_PROBLEM TO SOLVE_: Tally the lines containing the word "that", and report the tally alone.

- - - - - - -

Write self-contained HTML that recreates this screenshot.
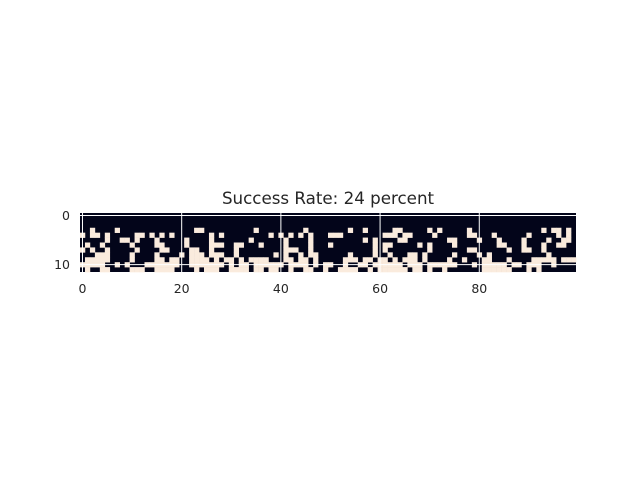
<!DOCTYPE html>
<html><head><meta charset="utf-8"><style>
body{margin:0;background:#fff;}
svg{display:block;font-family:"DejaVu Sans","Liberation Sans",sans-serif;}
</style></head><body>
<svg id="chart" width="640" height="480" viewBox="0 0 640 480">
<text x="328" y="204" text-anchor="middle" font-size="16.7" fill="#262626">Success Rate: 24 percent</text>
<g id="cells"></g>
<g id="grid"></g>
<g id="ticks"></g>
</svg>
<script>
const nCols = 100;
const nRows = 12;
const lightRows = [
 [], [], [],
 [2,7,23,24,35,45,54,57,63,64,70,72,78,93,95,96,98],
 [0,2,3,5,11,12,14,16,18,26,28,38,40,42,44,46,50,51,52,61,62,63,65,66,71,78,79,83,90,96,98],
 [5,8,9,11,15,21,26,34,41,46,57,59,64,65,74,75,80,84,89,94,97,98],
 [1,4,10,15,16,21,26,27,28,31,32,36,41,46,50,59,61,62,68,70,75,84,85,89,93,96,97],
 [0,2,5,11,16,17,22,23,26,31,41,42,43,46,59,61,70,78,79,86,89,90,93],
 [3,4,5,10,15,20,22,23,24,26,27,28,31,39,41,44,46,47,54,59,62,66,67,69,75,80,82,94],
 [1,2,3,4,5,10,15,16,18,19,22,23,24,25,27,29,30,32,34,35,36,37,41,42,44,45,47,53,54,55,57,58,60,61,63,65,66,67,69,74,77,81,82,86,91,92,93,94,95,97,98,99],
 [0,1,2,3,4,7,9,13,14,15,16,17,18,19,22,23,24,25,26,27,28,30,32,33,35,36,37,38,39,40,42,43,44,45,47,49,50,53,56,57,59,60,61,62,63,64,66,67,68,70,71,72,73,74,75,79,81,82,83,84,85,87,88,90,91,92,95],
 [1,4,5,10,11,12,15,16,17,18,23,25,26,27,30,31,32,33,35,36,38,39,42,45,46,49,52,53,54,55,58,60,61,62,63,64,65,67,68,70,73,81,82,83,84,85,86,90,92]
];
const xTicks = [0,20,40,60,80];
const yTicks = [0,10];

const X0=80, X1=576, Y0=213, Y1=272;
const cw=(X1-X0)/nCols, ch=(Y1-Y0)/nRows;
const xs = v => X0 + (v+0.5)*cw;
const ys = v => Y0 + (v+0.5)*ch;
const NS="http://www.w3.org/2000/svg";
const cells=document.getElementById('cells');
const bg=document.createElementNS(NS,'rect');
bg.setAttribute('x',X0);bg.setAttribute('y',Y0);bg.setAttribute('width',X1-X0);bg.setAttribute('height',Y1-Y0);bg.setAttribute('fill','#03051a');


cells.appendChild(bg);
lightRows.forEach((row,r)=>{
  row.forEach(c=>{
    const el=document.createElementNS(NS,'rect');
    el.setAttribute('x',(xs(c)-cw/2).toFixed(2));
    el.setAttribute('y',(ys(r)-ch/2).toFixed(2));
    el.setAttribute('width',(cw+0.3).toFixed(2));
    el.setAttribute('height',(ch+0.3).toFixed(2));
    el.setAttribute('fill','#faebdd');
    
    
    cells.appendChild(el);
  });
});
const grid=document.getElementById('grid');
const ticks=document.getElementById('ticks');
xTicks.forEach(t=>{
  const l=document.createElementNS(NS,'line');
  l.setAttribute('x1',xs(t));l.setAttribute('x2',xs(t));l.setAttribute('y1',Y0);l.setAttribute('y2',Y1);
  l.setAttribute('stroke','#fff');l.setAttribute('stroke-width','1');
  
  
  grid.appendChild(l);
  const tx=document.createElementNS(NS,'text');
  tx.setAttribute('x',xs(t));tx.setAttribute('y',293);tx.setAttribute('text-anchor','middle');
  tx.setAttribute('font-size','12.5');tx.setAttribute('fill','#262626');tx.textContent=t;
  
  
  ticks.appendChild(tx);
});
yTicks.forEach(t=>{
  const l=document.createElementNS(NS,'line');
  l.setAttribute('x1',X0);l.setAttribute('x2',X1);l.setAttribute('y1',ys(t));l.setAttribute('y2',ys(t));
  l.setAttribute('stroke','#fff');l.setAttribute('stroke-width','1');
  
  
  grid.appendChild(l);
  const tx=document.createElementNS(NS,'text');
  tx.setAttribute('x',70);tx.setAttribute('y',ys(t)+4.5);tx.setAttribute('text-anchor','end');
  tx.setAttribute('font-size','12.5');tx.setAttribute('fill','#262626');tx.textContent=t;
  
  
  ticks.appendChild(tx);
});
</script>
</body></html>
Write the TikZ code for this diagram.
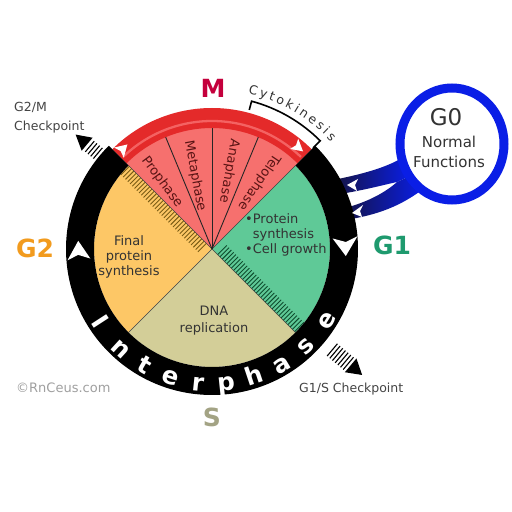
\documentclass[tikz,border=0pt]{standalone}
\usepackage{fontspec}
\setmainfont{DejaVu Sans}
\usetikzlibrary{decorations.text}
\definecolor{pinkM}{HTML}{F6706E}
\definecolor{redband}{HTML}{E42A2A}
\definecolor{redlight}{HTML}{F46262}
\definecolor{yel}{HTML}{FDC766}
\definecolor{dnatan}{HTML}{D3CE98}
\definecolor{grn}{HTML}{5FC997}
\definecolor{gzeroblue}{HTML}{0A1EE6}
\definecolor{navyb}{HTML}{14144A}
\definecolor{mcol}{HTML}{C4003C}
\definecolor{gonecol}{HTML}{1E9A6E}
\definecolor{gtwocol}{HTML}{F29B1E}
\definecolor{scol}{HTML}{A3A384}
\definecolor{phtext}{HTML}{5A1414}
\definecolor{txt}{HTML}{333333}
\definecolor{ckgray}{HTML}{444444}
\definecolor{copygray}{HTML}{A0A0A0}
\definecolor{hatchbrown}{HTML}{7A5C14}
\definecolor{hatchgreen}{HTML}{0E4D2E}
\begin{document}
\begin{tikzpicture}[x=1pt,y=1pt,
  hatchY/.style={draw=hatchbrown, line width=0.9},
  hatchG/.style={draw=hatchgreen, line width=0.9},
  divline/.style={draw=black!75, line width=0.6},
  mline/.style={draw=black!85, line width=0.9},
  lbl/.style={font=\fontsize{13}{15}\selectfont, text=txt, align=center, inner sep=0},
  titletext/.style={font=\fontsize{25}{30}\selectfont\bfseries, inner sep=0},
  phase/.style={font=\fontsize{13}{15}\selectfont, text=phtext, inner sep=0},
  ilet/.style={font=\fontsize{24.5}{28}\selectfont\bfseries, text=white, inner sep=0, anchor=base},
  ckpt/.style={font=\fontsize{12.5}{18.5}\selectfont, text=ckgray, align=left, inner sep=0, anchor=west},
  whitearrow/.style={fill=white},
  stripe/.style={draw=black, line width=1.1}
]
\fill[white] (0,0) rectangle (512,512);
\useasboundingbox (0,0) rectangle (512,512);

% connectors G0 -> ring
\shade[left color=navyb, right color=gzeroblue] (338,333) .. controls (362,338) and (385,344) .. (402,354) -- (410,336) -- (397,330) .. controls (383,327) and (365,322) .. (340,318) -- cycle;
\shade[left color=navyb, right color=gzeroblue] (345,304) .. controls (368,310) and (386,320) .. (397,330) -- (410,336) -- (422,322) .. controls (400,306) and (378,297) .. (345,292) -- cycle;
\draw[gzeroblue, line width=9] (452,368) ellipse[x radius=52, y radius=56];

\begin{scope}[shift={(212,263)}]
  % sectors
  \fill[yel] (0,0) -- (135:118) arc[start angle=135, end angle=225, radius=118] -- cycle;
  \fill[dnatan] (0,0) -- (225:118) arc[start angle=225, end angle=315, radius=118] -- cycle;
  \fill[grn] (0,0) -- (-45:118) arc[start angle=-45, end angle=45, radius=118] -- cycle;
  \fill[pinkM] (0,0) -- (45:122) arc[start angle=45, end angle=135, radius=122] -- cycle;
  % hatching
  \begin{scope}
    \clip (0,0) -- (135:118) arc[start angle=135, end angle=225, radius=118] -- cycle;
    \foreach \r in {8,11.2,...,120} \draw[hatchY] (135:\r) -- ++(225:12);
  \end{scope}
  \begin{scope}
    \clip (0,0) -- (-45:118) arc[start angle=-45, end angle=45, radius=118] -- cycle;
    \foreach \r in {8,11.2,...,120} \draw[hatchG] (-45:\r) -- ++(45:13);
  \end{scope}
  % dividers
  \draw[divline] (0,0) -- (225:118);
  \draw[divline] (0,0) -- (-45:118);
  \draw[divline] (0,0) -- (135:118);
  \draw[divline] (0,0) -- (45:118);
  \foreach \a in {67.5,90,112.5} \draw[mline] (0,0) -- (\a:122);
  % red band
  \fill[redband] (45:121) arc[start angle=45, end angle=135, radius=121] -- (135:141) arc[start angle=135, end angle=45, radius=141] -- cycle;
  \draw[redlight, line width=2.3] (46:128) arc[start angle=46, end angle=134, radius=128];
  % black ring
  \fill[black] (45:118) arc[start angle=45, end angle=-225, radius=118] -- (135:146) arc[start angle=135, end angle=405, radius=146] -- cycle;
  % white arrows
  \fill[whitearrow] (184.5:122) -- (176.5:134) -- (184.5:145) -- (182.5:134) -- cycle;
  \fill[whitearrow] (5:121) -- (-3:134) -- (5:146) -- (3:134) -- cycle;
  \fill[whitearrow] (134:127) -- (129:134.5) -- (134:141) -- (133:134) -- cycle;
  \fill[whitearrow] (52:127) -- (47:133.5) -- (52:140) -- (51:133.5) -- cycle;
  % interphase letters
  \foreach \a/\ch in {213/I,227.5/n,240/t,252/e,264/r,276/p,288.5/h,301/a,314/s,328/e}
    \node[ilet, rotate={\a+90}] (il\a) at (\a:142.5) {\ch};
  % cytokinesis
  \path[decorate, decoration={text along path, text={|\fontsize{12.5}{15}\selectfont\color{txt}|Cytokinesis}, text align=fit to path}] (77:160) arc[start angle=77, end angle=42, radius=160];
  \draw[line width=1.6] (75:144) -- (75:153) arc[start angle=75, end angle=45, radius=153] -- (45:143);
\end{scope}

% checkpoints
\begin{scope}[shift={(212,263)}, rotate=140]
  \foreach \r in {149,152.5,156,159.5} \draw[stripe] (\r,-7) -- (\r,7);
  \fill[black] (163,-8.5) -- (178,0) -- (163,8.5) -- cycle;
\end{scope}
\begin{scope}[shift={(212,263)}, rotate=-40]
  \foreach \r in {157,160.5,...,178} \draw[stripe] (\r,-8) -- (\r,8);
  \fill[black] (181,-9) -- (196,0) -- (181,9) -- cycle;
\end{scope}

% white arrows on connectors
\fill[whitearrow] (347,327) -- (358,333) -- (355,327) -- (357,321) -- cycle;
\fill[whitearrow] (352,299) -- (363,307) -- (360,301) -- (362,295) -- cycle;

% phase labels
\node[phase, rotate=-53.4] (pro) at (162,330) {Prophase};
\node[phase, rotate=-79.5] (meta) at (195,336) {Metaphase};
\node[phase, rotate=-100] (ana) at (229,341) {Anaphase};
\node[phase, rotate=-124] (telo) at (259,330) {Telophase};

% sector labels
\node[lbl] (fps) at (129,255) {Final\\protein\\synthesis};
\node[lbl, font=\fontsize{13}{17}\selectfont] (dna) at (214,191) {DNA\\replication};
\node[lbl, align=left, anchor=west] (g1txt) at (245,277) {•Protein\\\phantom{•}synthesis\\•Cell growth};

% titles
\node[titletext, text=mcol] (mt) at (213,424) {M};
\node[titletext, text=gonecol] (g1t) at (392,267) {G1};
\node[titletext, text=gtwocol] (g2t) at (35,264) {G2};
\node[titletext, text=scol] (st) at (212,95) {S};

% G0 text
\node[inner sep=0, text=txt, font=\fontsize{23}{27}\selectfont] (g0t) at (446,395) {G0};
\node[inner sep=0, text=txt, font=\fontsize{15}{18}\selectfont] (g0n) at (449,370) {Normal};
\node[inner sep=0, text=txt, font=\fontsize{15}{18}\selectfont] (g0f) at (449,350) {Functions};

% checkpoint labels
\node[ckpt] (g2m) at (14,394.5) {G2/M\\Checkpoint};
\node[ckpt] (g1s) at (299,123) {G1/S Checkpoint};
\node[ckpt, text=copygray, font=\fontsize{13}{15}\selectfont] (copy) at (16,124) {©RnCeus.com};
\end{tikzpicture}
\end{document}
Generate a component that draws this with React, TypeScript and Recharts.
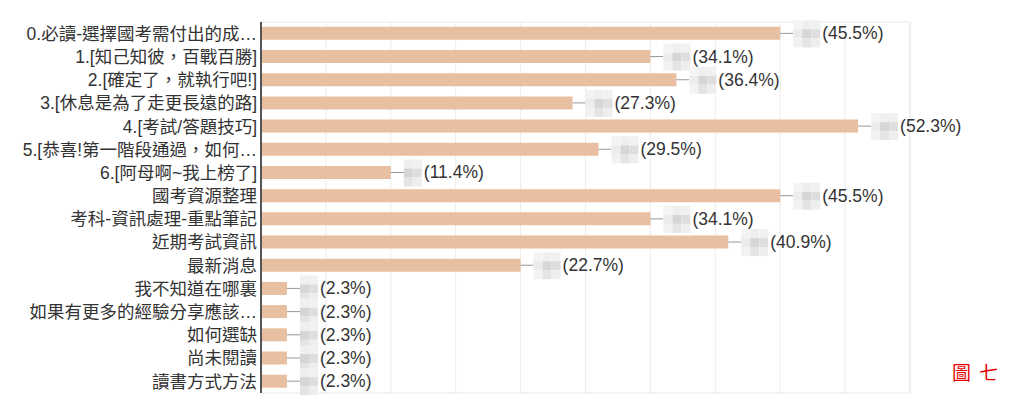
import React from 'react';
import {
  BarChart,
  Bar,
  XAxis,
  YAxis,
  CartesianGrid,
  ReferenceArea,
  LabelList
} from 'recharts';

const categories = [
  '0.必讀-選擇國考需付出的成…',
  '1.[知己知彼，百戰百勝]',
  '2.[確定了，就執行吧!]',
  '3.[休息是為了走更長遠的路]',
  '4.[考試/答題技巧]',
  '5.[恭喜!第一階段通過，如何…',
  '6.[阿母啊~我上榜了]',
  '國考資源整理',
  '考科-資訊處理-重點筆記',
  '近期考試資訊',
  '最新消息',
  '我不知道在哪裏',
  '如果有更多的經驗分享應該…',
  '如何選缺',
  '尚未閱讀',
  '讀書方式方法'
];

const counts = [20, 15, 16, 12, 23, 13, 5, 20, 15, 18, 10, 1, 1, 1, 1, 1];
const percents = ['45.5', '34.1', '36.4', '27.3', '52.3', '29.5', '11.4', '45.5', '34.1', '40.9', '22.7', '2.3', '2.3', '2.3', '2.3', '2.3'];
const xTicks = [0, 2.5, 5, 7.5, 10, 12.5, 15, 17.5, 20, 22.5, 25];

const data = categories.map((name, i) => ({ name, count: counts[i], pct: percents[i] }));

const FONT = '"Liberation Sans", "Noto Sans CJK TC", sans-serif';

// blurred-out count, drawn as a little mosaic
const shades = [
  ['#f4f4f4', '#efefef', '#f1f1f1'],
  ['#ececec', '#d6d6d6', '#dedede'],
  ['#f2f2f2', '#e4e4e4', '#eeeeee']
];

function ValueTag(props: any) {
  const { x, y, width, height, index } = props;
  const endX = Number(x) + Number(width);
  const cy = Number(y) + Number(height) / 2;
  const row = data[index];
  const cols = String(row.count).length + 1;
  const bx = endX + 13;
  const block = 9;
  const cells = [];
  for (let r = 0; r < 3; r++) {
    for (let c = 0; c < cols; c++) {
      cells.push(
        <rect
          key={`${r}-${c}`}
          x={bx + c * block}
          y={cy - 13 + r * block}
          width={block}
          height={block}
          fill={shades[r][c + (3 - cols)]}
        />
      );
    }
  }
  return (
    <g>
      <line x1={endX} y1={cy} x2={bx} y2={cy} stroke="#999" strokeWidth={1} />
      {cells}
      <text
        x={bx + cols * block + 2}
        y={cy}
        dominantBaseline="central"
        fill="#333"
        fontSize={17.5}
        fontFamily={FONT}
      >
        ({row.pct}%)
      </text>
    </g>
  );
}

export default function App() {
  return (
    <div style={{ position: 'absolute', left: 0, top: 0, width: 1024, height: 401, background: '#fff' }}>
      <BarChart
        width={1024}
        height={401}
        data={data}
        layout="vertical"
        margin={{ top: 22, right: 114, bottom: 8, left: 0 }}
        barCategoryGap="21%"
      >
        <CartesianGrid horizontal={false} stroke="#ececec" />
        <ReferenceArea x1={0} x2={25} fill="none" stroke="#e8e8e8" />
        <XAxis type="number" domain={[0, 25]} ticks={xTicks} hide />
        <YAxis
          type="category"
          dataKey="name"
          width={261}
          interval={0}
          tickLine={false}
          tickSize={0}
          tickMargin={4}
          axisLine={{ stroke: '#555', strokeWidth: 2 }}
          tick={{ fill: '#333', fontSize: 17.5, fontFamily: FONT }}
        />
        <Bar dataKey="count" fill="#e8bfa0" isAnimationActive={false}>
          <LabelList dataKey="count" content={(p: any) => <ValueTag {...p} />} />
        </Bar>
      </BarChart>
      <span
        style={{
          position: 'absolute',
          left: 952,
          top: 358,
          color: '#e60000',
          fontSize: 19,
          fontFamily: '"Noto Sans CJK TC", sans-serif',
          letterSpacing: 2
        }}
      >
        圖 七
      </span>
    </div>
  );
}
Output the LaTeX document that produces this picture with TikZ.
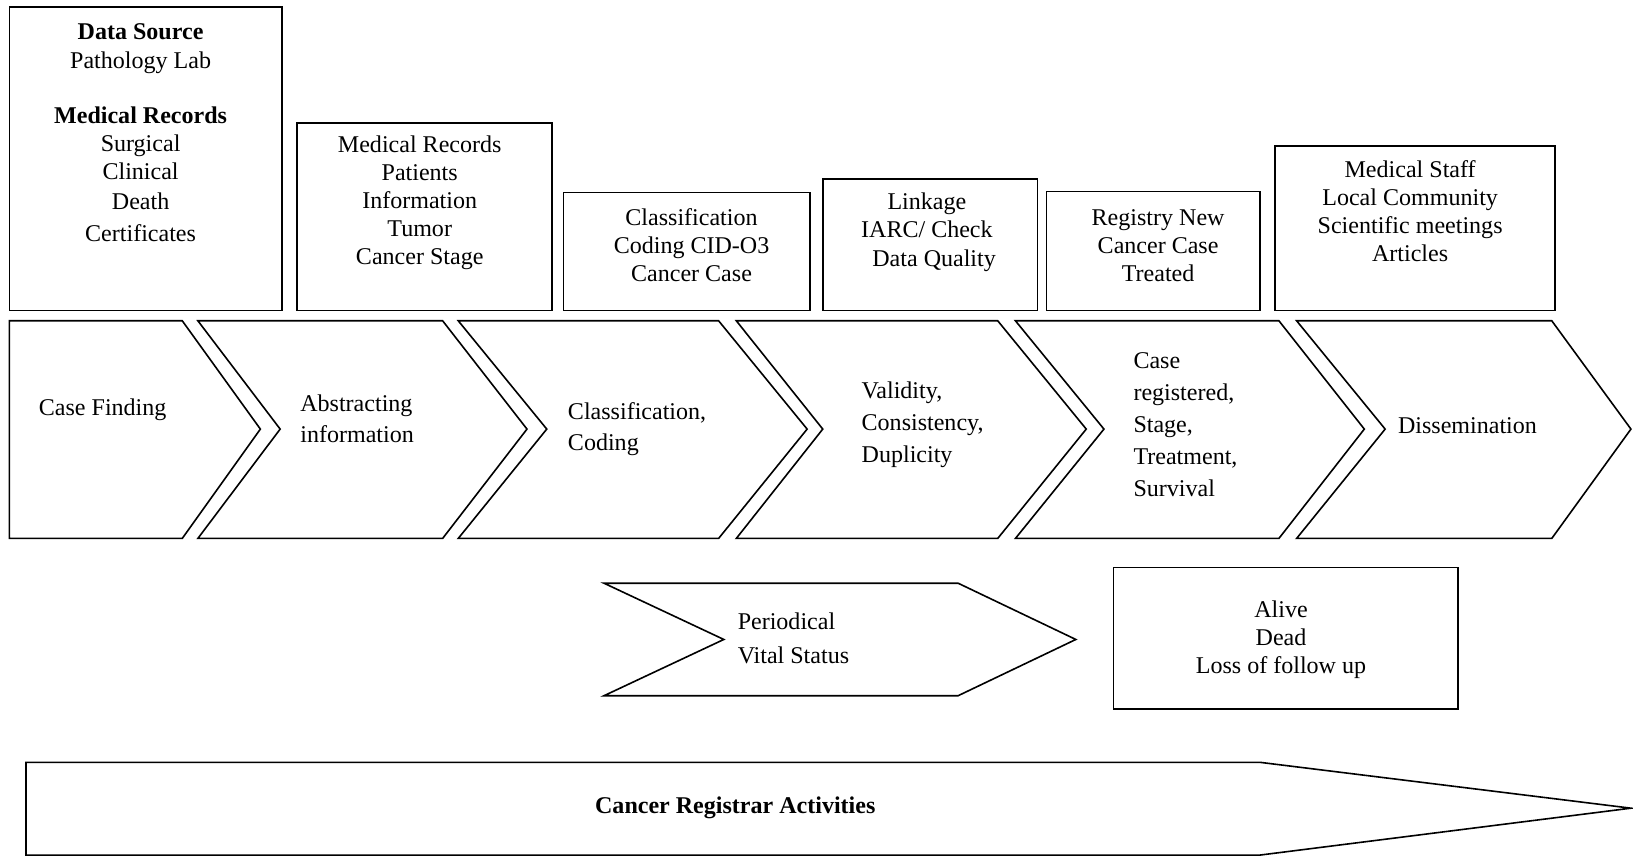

- - - - - - -

_PROBLEM SOLUTION_: 3